I have the honor of sharing a guest post from my good friend Sarah Doebereiner. Sarah is a writer from central Ohio who graduated with a bachelor’s in English. Her writing has appeared in publications such as Dayton Daily News, Nexus Literary Journal and Screech Owl and is expecting a novella to be published in the near future. She enjoys writing in all forms and genres.
Monsters. We’ve seen strict interpretations that draw on ancient lore, and modern reimagining of those classic notions. Many people think we are reaching the point where we have seen it all. There are no new stories, only new voices. To me, it seems like the market has a distinctly circular pattern. It shifts from romanticized versions to murderous realism and back and back and back. But why? Are monsters meant to be scary? Are they friendly and misunderstood; or perhaps they are both?
I think it’s simpler than that. The market shifts in direct response to the oversaturation of a trope. The viewers like the clichés because they make the genre what it is. If you deviate too far from the original lore, then you have to ask yourself if the creature still deserves inclusion in their subcategory. However, too much cliché is boring and lifeless. So, our culture switches back and forth between two clichés and champions the one trending at that moment. For the purpose of this discussion, I’ll focus on a cross section of mainstream vampire movies.
The first stories were cautionary tales invoking the old superstitious. With Nosferatu in 1922 we saw the rise of the beast vampire. The fear and terror of the monster dominated the characters. Their attitude towards humans was derogatory at best. There was little room for reason beyond the pursuit of sustenance. A savage hunter trope emerged.
Times changed and technology made people less afraid of the old lore. Modern culture grew tired of the beast vampire. Soon a subtle splice of humanity crept in. The Lost Boys in 1987 was a shift towards the romanticized vampire. The vampires in this movie are still tough on humans, but they value them as more than merely cattle. Part of this shift is that vampires in this cross section used to be humans. So the innate value of the humans extended as far as they would make decent additions to the group.

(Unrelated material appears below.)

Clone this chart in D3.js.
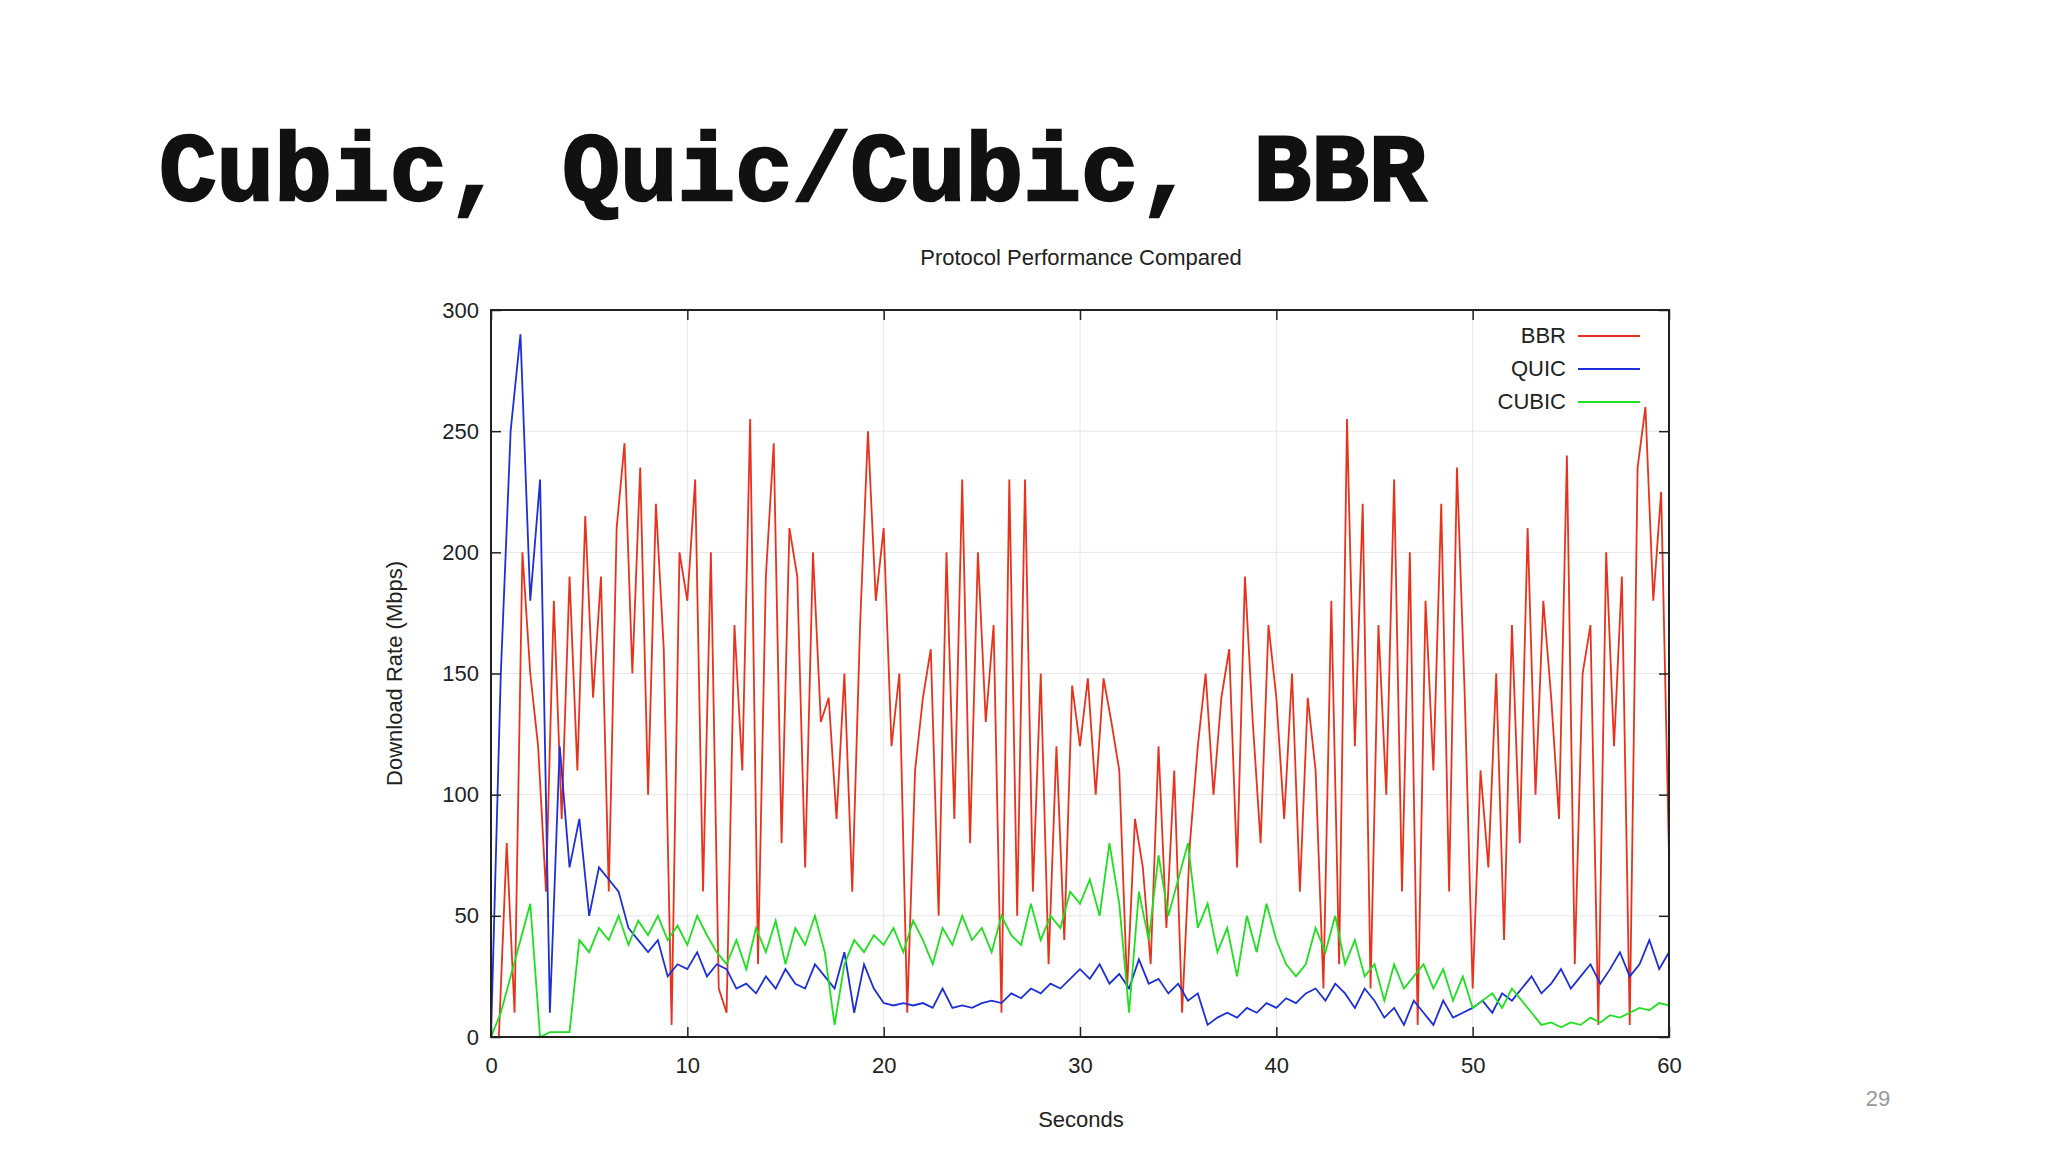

Bram Stoker’s Dracula (1992) and Interview with a Vampire (1994) continued this trend towards an attractive vampire. Charm moved these vampires another step away from the snarling beast and towards a gentlemanly refinement. The focus becomes the struggle of morals/manners, yet we still get the impression underneath the class, they have the capacity for brutality. Interview with a Vampire explores the themes of humanity vs. savagery in depth.

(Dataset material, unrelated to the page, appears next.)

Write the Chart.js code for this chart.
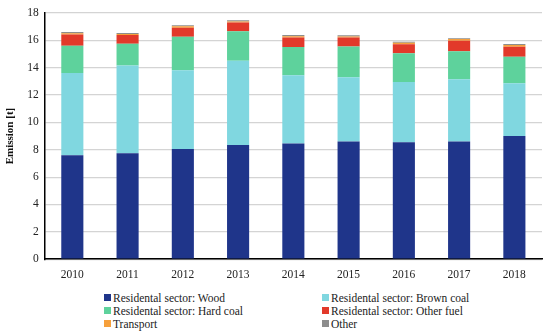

After a while people felt that these more rational vampires had lost the original intent of the creature. They were too plagued by their humanity to be scary. In fact, they had stopped trying to be scary, and seemed much more interested in seduction and conversion. These frustrations caused a move back to the beast vampires of Blade (1998) and Vampires (1998). These movies were a return to the old tropes. Vampires were vicious killers who toyed with human beings. You should run or fight, not snog them. It’s worth mentioning that Buffy the Vampire Slayer (1997-2003) also emerged during this time period although the show swings back and forth between the tropes with the trending cliché.
Dracula 2000 and Underworld (2003) focused on the misunderstood nature of the monsters. They were sympathetic, reasonable, and more human in their emotional struggles. In many ways, the stories became more about individuals struggle to find a place in the world.
Shortly after that, 2007 brought us 30 Days of Night and I am Legend. These vampires verged on zombies so there was a little bit of ambiguous beast mixed in. These were pack hunters with mob frenzy mentalities. The moral of these stories was clear. It’s daft to become a monster. It’s daft to reason with a beast.
But just how daft is it, and why can’t we learn our lesson? Twilight (2008) was full of teenage angst and romance. The story is basically one girl falling in love with, and trying to become a vampire despite the obvious problems. The rise of this kind of sparkly, vegetarian vampire created a backlash wave that we are still recovering from. Most people agreed vampires needed a little more bite. Daybreakers (2009) and Abraham Lincoln Vampire Slayer (2012) are evidence of this. Daybreakers showed the ethics of widespread vampire existence and shed light on the stupidity of everyone becoming vampires. ALVS went full on beasty.
We thought we were safe. The romantic vampire was gone. Except it wasn’t. Dracula Untold (2014) took us a step back towards the vampire with a heart of gold. The race was generally abhorrent, but we have one step in the romanticism door. That Vlad was definitely supposed to be snog-worthy. It nicely stepped back into the previous romantic Bram Stoker’s Dracula. The circle continues.
Now it’s true that many of the above stories contain elements of both clichés. Many of them have the rules of the vampire set up in a certain trope, but then one character or small group of characters deviates from the trope. So the argument could be made that the cycle extends not only to trends over time, but also to trends within specific components of the larger arc.
Sometimes we like our monsters to be horrific beings who destroy, torture, and detest the general public. However, we also like them to be approachable with moments of clarity and kindness. You see these trends in all monster forms: werewolves, zombies, hybrid monsters like the Frankenstein creature. We have a bipolar attitude towards evil. When the scare stops making our hearts race, we want to be wooed. It’s the cliché love/hate relationship, literally.